**Given information:**
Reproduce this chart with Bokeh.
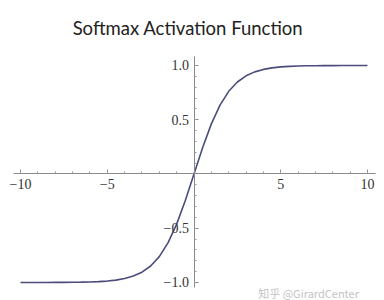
from bokeh.plotting import figure
from bokeh.models import LinearAxis, FixedTicker, Label, ColumnDataSource
from bokeh.embed import file_html
from bokeh.resources import INLINE

# Curve values
x_vals = [-10, -9.5, -9, -8.5, -8, -7.5, -7, -6.5, -6, -5.5, -5, -4.5, -4, -3.5, -3, -2.5, -2, -1.5, -1, -0.5,
          0, 0.5, 1, 1.5, 2, 2.5, 3, 3.5, 4, 4.5, 5, 5.5, 6, 6.5, 7, 7.5, 8, 8.5, 9, 9.5, 10]
y_vals = [-1.0, -1.0, -1.0, -1.0, -0.999, -0.999, -0.998, -0.997, -0.995, -0.992, -0.987, -0.978, -0.964, -0.941,
          -0.905, -0.848, -0.762, -0.635, -0.462, -0.245,
          0.0, 0.245, 0.462, 0.635, 0.762, 0.848, 0.905, 0.941, 0.964, 0.978, 0.987, 0.992, 0.995, 0.997, 0.998,
          0.999, 0.999, 1.0, 1.0, 1.0, 1.0]

x_major = [-10, -5, 5, 10]
x_minor = [-10, -9, -8, -7, -6, -5, -4, -3, -2, -1, 1, 2, 3, 4, 5, 6, 7, 8, 9, 10]
x_labels = {-10: "\u221210", -5: "\u22125", 5: "5", 10: "10"}
y_major = [-1.0, -0.5, 0.5, 1.0]
y_minor = [-1.0, -0.9, -0.8, -0.7, -0.6, -0.5, -0.4, -0.3, -0.2, -0.1,
           0.1, 0.2, 0.3, 0.4, 0.5, 0.6, 0.7, 0.8, 0.9, 1.0]
y_labels = {-1: "\u22121.0", -0.5: "\u22120.5", 0.5: "0.5", 1: "1.0"}

title_text = "Softmax Activation Function"
watermark_text = "知乎 @GirardCenter"

p = figure(width=384, height=300, x_range=(-11.153, 10.98), y_range=(-1.166, 1.599),
           x_axis_type=None, y_axis_type=None, toolbar_location=None, output_backend="svg",
           min_border=0, outline_line_color=None)
p.grid.visible = False
p.background_fill_color = "white"
p.border_fill_color = "white"

src = ColumnDataSource(dict(x=x_vals, y=y_vals))
p.line("x", "y", source=src, line_color="#4a4d7c", line_width=1.6)

xaxis = LinearAxis(fixed_location=0, bounds=(-10.4, 10.45),
                   ticker=FixedTicker(ticks=x_major, minor_ticks=x_minor))
xaxis.major_label_overrides = x_labels
yaxis = LinearAxis(fixed_location=0, bounds=(-1.05, 1.08),
                   ticker=FixedTicker(ticks=y_major, minor_ticks=y_minor))
yaxis.major_label_overrides = y_labels
for ax in (xaxis, yaxis):
    ax.axis_line_color = "#8a8a8a"
    ax.axis_line_width = 1
    ax.major_tick_line_color = "#8a8a8a"
    ax.minor_tick_line_color = "#9a9a9a"
    ax.major_tick_in = 4
    ax.major_tick_out = 0
    ax.minor_tick_in = 2
    ax.minor_tick_out = 0
    ax.major_label_text_font = "'Liberation Serif', 'DejaVu Serif', serif"
    ax.major_label_text_font_size = "14px"
    ax.major_label_text_color = "#333333"
xaxis.major_label_standoff = 5
yaxis.major_label_standoff = 5
p.add_layout(xaxis, "below")
p.add_layout(yaxis, "left")

p.add_layout(Label(x=-0.35, y=1.35, text=title_text, text_align="center", text_baseline="alphabetic",
                   text_font="Lato", text_font_size="18.5px", text_color="#222222"))
p.add_layout(Label(x=3.7, y=-1.095, text=watermark_text, text_align="left", text_baseline="alphabetic",
                   text_font="Noto Sans CJK SC", text_font_size="11px", text_color="#c4c4c4"))

open("out.html", "w").write(file_html(p, INLINE))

**Written problem:**
From the opening line of the listing above through the line bearing "0.999, 0.999, 1.0, 1.0, 1.0, 1.0]", repeat each line exactly. Drop every picture.

**Complete output:**
Reproduce this chart with Bokeh.
from bokeh.plotting import figure
from bokeh.models import LinearAxis, FixedTicker, Label, ColumnDataSource
from bokeh.embed import file_html
from bokeh.resources import INLINE

# Curve values
x_vals = [-10, -9.5, -9, -8.5, -8, -7.5, -7, -6.5, -6, -5.5, -5, -4.5, -4, -3.5, -3, -2.5, -2, -1.5, -1, -0.5,
          0, 0.5, 1, 1.5, 2, 2.5, 3, 3.5, 4, 4.5, 5, 5.5, 6, 6.5, 7, 7.5, 8, 8.5, 9, 9.5, 10]
y_vals = [-1.0, -1.0, -1.0, -1.0, -0.999, -0.999, -0.998, -0.997, -0.995, -0.992, -0.987, -0.978, -0.964, -0.941,
          -0.905, -0.848, -0.762, -0.635, -0.462, -0.245,
          0.0, 0.245, 0.462, 0.635, 0.762, 0.848, 0.905, 0.941, 0.964, 0.978, 0.987, 0.992, 0.995, 0.997, 0.998,
          0.999, 0.999, 1.0, 1.0, 1.0, 1.0]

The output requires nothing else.